We gave all the calves their first 7in1 vaccination today and inserted their NAIT tags.  Usually we'd do the castrations too, but as I neglected to buy any new rubber rings, we've left that for another day.

I put the two cow/calf mobs next to each other for a couple of days, so they can see who's who again, because I'll be redrafting them in a couple of weeks for mating and many will meet others they've not seen for a while.

Friday the 13th
trimming a cow's tail

Imagen has been failing to hold her tail switch out of the way when releasing streams of loose matter and it gradually forms great daggy lumps in the long hair.  Sometimes I will soak such tails in water and gradually pull the clumps apart, but I don't feel like doing that at present, so took some scissors to her tail this morning instead.

Imagen's udder will now stay cleaner for milking and Stephan, when milking, is less likely to get clobbered by a shitty lump around the side of his head, when Imagen swings her tail.

digging a trench

When we put the big tank up on the hill, Stephan buried the pipes which came down through the Camp Paddock, but has never completed the job in the House Paddock.  Because we now want to mow the paddock, the pipes really need to be sorted out.  The other problem, in the summer time, is that during the day we no longer have cold water.  By late afternoon, with the hot sun falling on the black alkathene, the water is too hot to touch as it runs out of the cold tap.  While that's great for doing things like washing, it's not great for drinking.

digging a trench

The back blade is surprisingly useful for trench digging.  Stephan drove twice along the line to get it as deep as he wanted it, before laying the two water pipes.  One comes to the house from the tank and the other is the pressure release run-off from the main gravity-fed system.  We just divert the water a little; most of it ends up back in the stream, after flowing through Stephan's "water feature" and the swimming pond.  That water used to flow along the drain along the edge of Flat 1, but this is a much better arrangement.

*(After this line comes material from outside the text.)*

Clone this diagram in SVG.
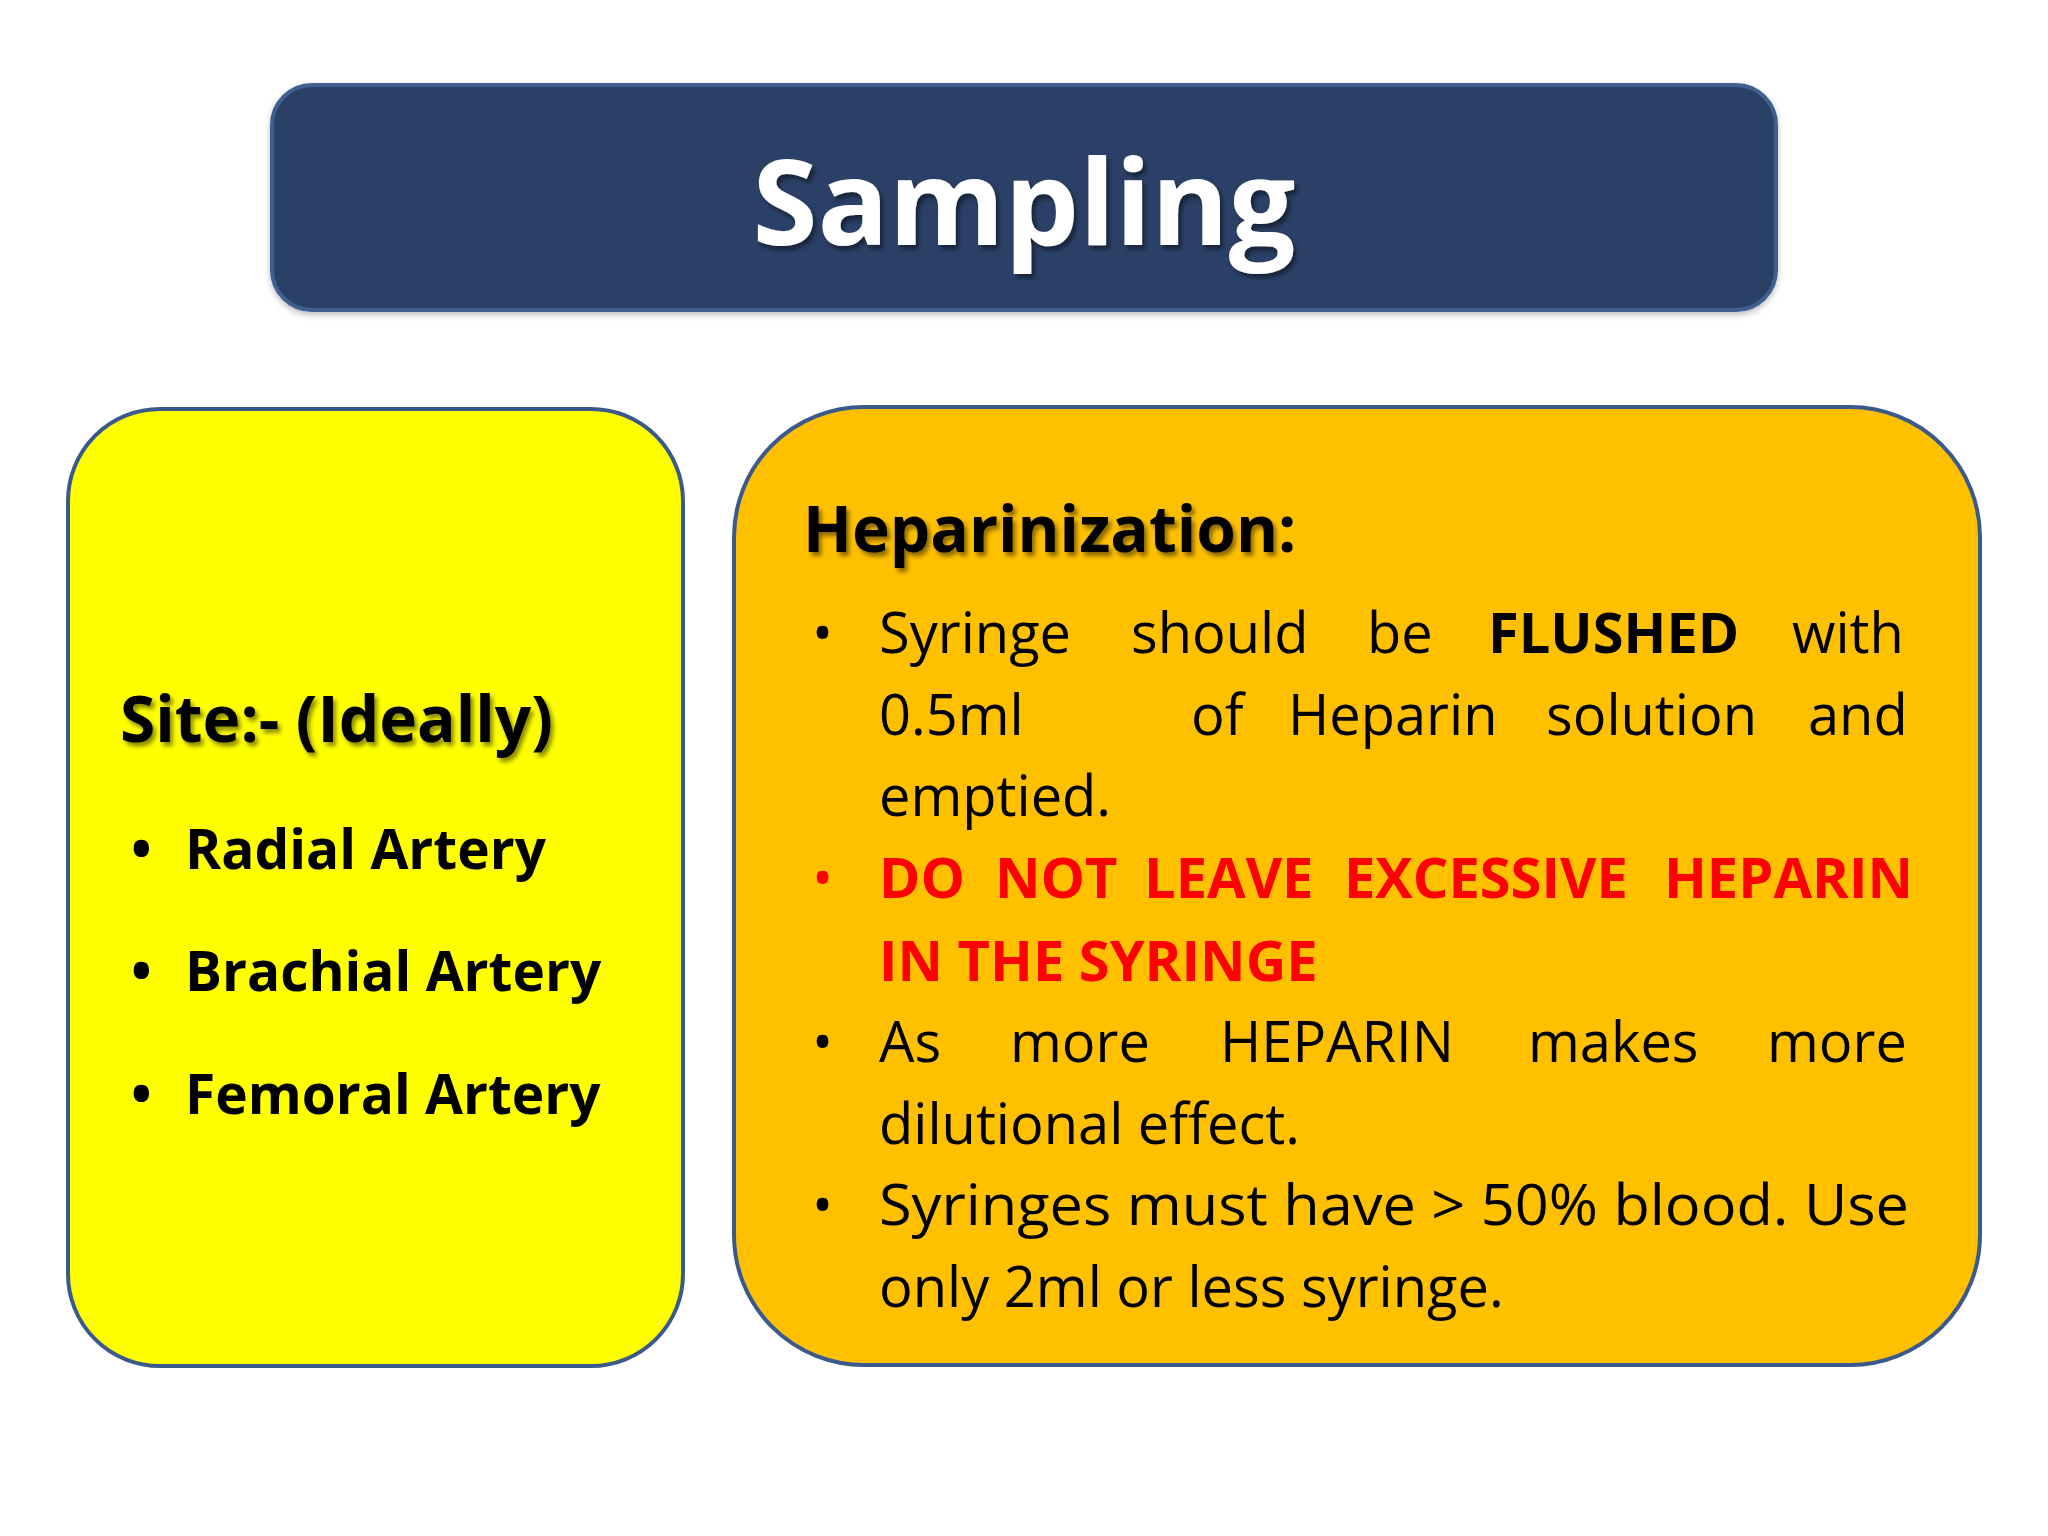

I had a "health day" in town: a blood test because I am sometimes anaemic, a regular check of a more intimate nature and then I got far too close to someone with a needle and scalpel again!  My doctor, having told me I was "lumpy" and not to worry about a small thing on my leg a couple of years ago, last week noticed it again and said he should really chop it off - the thing, not my leg.  I was quite pleased that he might make me symmetrical again, by making a cut to match the big Melanoma scar on my other leg, but inexplicably, he has cut the other way!  Oh, but what of my modelling career?

I now have a horizontal cut with six stitches, a pressure bandage on my lower leg and instructions to rest it for a few days.